The disc is completed by another surprise package. Dmitri Mitropoulos joins the lengthening list of musicians who latterly made their names as conductors whilst starting out, or aspiring to being, composers. According to Peter Laki's informative liner, Mitropoulos studied composition with Busoni and wrote an opera praised by Saint-Säens at the age of twenty-three. However, by the time he reached his mid-thirties conducting had taken over his musical career and he abandoned composition alltogether. As such the Concerto Grosso of 1928 is one of his last major works. The title would suggest a simple neo-classical work but Laki notes that Mitropoulos "explored the dramatic potential of an uncompromisingly dissonant idiom to a much greater extent than any other neo-classical composer." From a concert programmer's point of view, Mitropoulos complicates matters by scoring each of the work's four movements using different instrumentations. The strings are ever present but joined by horns in the opening movement, cornets and trumpets in the second, woodwind in third and they come together in the finale joined by a substantial percussion section. This is another impressive and substantial score which again receives a wholly convincing performance. The echoes of other composers are more to do with a greater familiarity with other scores rather than any sense of Mitropoulos 'borrowing' from elsewhere. The second movement allegro has a fugal passage which is very reminiscent of Bartok's Concerto for Orchestra in its use of the interval of the 4th for extended sections. for example. There are echoes of Honegger too and like the Schoeck, this is a slightly austere work with the composer experimenting with instrumental and textural juxtapositions within a complex contrapuntal framework. Even the longest movement of the work the Chorale third movement is concerned more with the abstract potential of canonic and chorale-like writing rather than creating an extra-musical atmosphere.

The closing Allegro is another vigorous fugal movement with the fugue voices entering at the interval of a 2nd which - as Peter Laki says - maximises the clashing sonorities. This is very demanding writing and tests the Orchestra Now's string players like nowhere else on the disc. The addition of an orchestral piano and the aforementioned percussion again pre-echoes Bartok and adds Stravinsky to the aural mix although I cannot think of a Stravinsky score which combines elements of that composer's neo-classical period alongside the brutal energy of the Rite of Spring. All of which proves that as a composer Mitropoulos did have a distinct and individual voice and so the podium's gain was the composer union's loss. Perhaps the creative career and musical voice of the younger Igor Markevitch provides an interesting comparison although I do not know Markevitch's music well enough to know if there is a musical/stylistic parallel as well.

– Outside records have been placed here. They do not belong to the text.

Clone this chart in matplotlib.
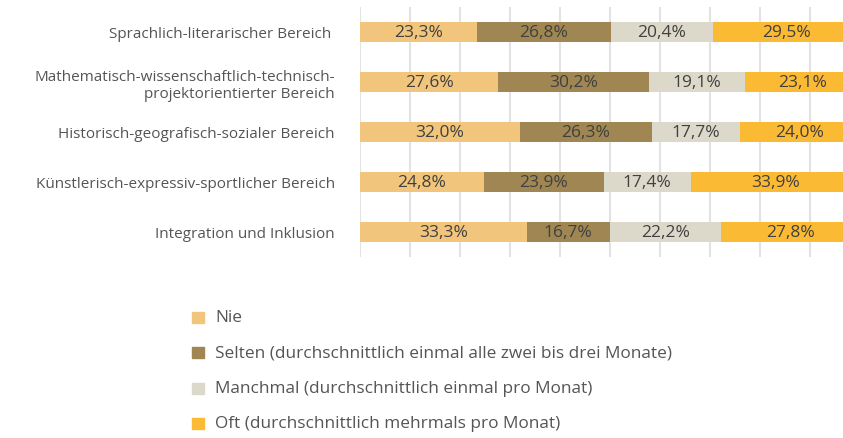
import numpy as np
import matplotlib
matplotlib.use("Agg")
import matplotlib.pyplot as plt
from matplotlib.patches import Rectangle

plt.rcParams['font.family'] = ['Open Sans', 'DejaVu Sans']

categories = [
    "Sprachlich-literarischer Bereich ",
    "Mathematisch-wissenschaftlich-technisch-\nprojektorientierter Bereich",
    "Historisch-geografisch-sozialer Bereich",
    "Künstlerisch-expressiv-sportlicher Bereich",
    "Integration und Inklusion",
]
series = [
    "Nie",
    "Selten (durchschnittlich einmal alle zwei bis drei Monate)",
    "Manchmal (durchschnittlich einmal pro Monat)",
    "Oft (durchschnittlich mehrmals pro Monat)",
]
nie = [23.3, 27.6, 32.0, 24.8, 33.3]
selten = [26.8, 30.2, 26.3, 23.9, 16.7]
manchmal = [20.4, 19.1, 17.7, 17.4, 22.2]
oft = [29.5, 23.1, 24.0, 33.9, 27.8]
colors = ['#F2C57C', '#9F8652', '#DCD8CA', '#FBBA34']

W, H = 843, 439
fig = plt.figure(figsize=(W / 100, H / 100), dpi=100)
ax = fig.add_axes([360 / W, (H - 258) / H, 500 / W, 250 / H])

y = np.arange(len(categories))
left = np.zeros(len(categories))
for vals, col in zip([nie, selten, manchmal, oft], colors):
    vals = np.array(vals)
    ax.barh(y, vals, left=left, height=0.4, color=col, zorder=2)
    for yi, l, v in zip(y, left, vals):
        ax.text(l + v / 2, yi, f"{v:.1f}%".replace('.', ','), ha='center', va='center',
                fontsize=12.5, color='#404040', zorder=3)
    left += vals

ax.set_xlim(0, 100)
ax.set_ylim(len(categories) - 0.5, -0.5)
ax.set_xticks(np.arange(0, 101, 10))
ax.xaxis.grid(True, color='#e3e3e3', lw=1.5, zorder=0)
ax.tick_params(axis='x', length=0, labelbottom=False)
ax.tick_params(axis='y', length=0, pad=18)
ax.set_yticks(y)
ax.set_yticklabels(categories, fontsize=11, color='#555555', ha='right', linespacing=1.15)
for s in ax.spines.values():
    s.set_visible(False)

legend_y = [318, 353.5, 389, 424.5]
for lab, col, ly in zip(series, colors, legend_y):
    fig.patches.append(Rectangle((192 / W, (H - ly - 5.5) / H), 12 / W, 11 / H,
                                 transform=fig.transFigure, color=col))
    fig.text(215 / W, (H - ly) / H, lab, fontsize=12.4, color='#555555', va='center')

fig.savefig('out.png', dpi=100)
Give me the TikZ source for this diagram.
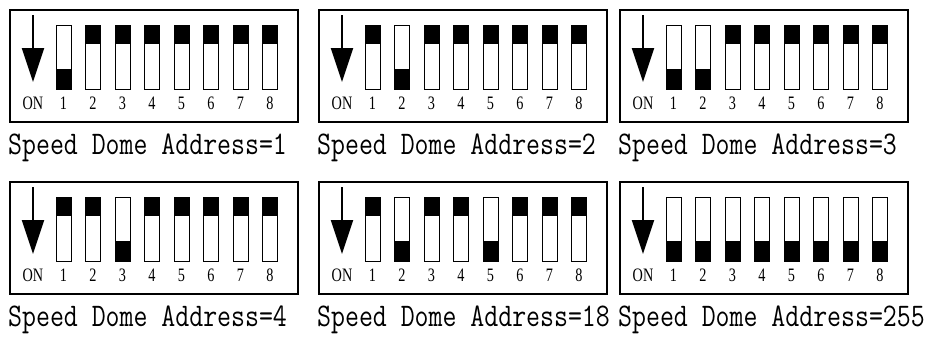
\documentclass[tikz,border=0pt]{standalone}
\usepackage{fontspec}
\setmainfont{Liberation Serif}
\newfontfamily\capfont[FakeStretch=0.82]{Latin Modern Mono}
\newfontfamily\numfont[FakeStretch=0.75]{Liberation Serif}
\usetikzlibrary{calc,positioning,arrows.meta}

% one DIP switch bank: name, x, y, switch states (1 = ON), caption
\newcommand{\dipbank}[5]{%
  \node[bank] (#1) at (#2,#3) {};
  \coordinate (#1-top) at ($(#1.north west)+(23,5)$);
  \coordinate (#1-tip) at ($(#1.north west)+(23,72)$);
  \draw[onarrow] (#1-top) -- (#1-tip);
  \node[pinlabel] (#1-on) at ($(#1.north west)+(23,93)$) {ON};
  \foreach \st [count=\i] in {#4} {
    \node[switch] (#1-s\i) at ($(#1.north west)+(46+29.5*\i-29.5,15)$) {};
    \ifnum\st=1
      \fill (#1-s\i.south west) rectangle ++(15,-20);
    \else
      \fill (#1-s\i.north west) rectangle ++(15,19);
    \fi
    \node[pinlabel] (#1-n\i) at ($(#1-s\i.south)+(0,14)$) {\i};
  }
  \node[caption] (#1-cap) at ($(#1.north west)+(-2,144)$) {#5};
}

\begin{document}
\begin{tikzpicture}[x=1pt, y=-1pt,
    bank/.style={draw, line width=1.1pt, anchor=north west, minimum width=288pt, minimum height=112pt, inner sep=0pt, outer sep=0pt},
    switch/.style={draw, line width=1pt, anchor=north west, minimum width=15pt, minimum height=64pt, inner sep=0pt, outer sep=0pt},
    onarrow/.style={line width=2pt, -{Triangle[width=22pt,length=34pt]}},
    pinlabel/.style={font=\numfont\fontsize{19}{19}\selectfont, inner sep=0pt},
    caption/.style={anchor=base west, inner sep=0pt, font=\capfont\fontsize{33}{33}\selectfont}]
  \useasboundingbox (0,0) rectangle (934,338);
  % first row
  \dipbank{adrA}{10}{10}{1,0,0,0,0,0,0,0}{Speed Dome Address=1}
  \dipbank{adrB}{319}{10}{0,1,0,0,0,0,0,0}{Speed Dome Address=2}
  \dipbank{adrC}{620}{10}{1,1,0,0,0,0,0,0}{Speed Dome Address=3}
  % second row
  \dipbank{adrD}{10}{182}{0,0,1,0,0,0,0,0}{Speed Dome Address=4}
  \dipbank{adrE}{319}{182}{0,1,0,0,1,0,0,0}{Speed Dome Address=18}
  \dipbank{adrF}{620}{182}{1,1,1,1,1,1,1,1}{Speed Dome Address=255}
\end{tikzpicture}
\end{document}
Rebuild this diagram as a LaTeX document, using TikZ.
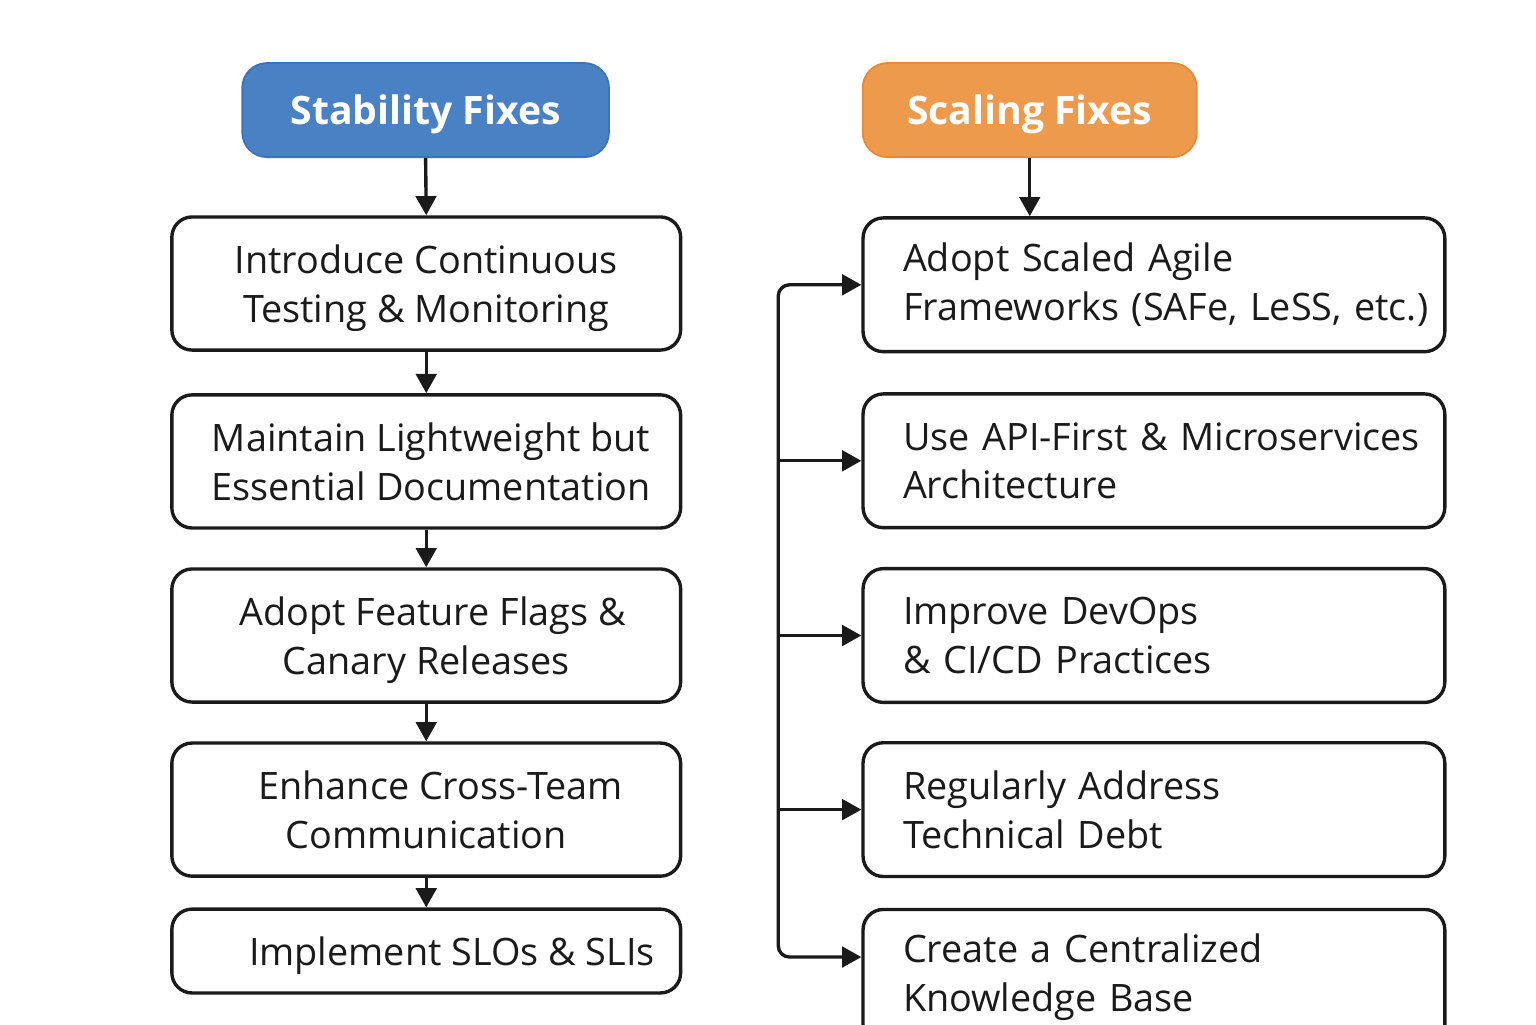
\documentclass[tikz,border=0pt]{standalone}
\usepackage{fontspec}
\setmainfont{Open Sans}
\usepackage{xcolor}
\usetikzlibrary{positioning,arrows.meta,calc}
\definecolor{stabblue}{HTML}{4A80C4}
\definecolor{stabedge}{HTML}{3F73B8}
\definecolor{scalorange}{HTML}{EE9A4D}
\definecolor{scaledge}{HTML}{E58A3C}
\definecolor{ink}{HTML}{1A1A1A}
\tikzset{
  >={Triangle[length=3mm,width=3.2mm]},
  hdr/.style={rounded corners=11pt,align=center,text=white,minimum height=1.47cm,text depth=0pt,
    font=\fontsize{17.4}{22}\selectfont\bfseries,line width=0.8pt},
  blk/.style={draw=ink,line width=1.5pt,rounded corners=9pt,text=ink,
    font=\fontsize{16.8}{21.7}\selectfont},
  lblk/.style={blk,align=center,text depth=0pt,minimum width=7.95cm,minimum height=2.08cm},
  rblk/.style={blk,align=left,text width=7.84cm,inner xsep=0.625cm,minimum height=2.09cm},
  ar/.style={->,line width=1.5pt,draw=ink},
}
\begin{document}
\begin{tikzpicture}
  \useasboundingbox (0,0) rectangle (24,-16);
  % headers
  \node[hdr,fill=stabblue,draw=stabedge,minimum width=5.73cm] (stab) at (6.65,-1.72) {Stability Fixes};
  \node[hdr,fill=scalorange,draw=scaledge,minimum width=5.22cm] (scal) at (16.09,-1.72) {Scaling Fixes};
  % stability column
  \node[lblk] (st1) at (6.66,-4.43) {Introduce Continuous\\Testing \& Monitoring};
  \node[lblk] (st2) at (6.66,-7.21) {\hspace*{0.15cm}Maintain Lightweight but\\\hspace*{0.15cm}Essential Documentation};
  \node[lblk] (st3) at (6.66,-9.93) {\hspace*{0.2cm}Adopt Feature Flags \&\\Canary Releases};
  \node[lblk] (st4) at (6.66,-12.65) {\hspace*{0.45cm}Enhance Cross-Team\\Communication};
  \node[lblk,minimum height=1.31cm] (st5) at (6.66,-14.86) {\hspace*{0.8cm}Implement SLOs \& SLIs};
  \draw[ar] (stab.south) -- (st1.north);
  \foreach \a/\b in {st1/st2,st2/st3,st3/st4,st4/st5}
    \draw[ar] (\a.south) -- (\b.north);
  % scaling column
  \node[rblk] (sc1) at (18.03,-4.45) {Adopt Scaled Agile\\\mbox{Frameworks (SAFe, LeSS, etc.)}};
  \node[rblk] (sc2) at (18.03,-7.20) {\mbox{Use API-First \& Microservices}\\Architecture};
  \node[rblk] (sc3) at (18.03,-9.93) {Improve DevOps\\\& CI/CD Practices};
  \node[rblk] (sc4) at (18.03,-12.65) {Regularly Address\\Technical Debt};
  \node[rblk,minimum height=2.12cm] (sc5) at (18.03,-15.27) {Create a Centralized\\Knowledge Base};
  \draw[ar] (scal.south) -- (scal.south |- sc1.north);
  \coordinate (bus) at (12.16,-4.44);
  \coordinate (k5) at ($(sc5.north west)+(0,-0.77)$);
  \draw[ar,<->,rounded corners=5pt]
    (sc1.west) -| (bus |- k5) -- (k5);
  \foreach \n in {sc2,sc3,sc4}
    \draw[ar] (bus |- \n.west) -- (\n.west);
\end{tikzpicture}
\end{document}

All in all a really fine disc from Bridge. Excellent exploratory performances from Leon Botstein and his talented orchestra and baritone Michael Nagy. All complemented by a very good, detailed and well-balanced recording. Nothing in the liner makes it clear if these are concert or studio performances - certainly no audience noise is present to suggest the latter. The icing on the cake is the excellent liner (in English only except for the song texts) - even the choice of cover font and a Paul Klee illustration seems well thought out and apt.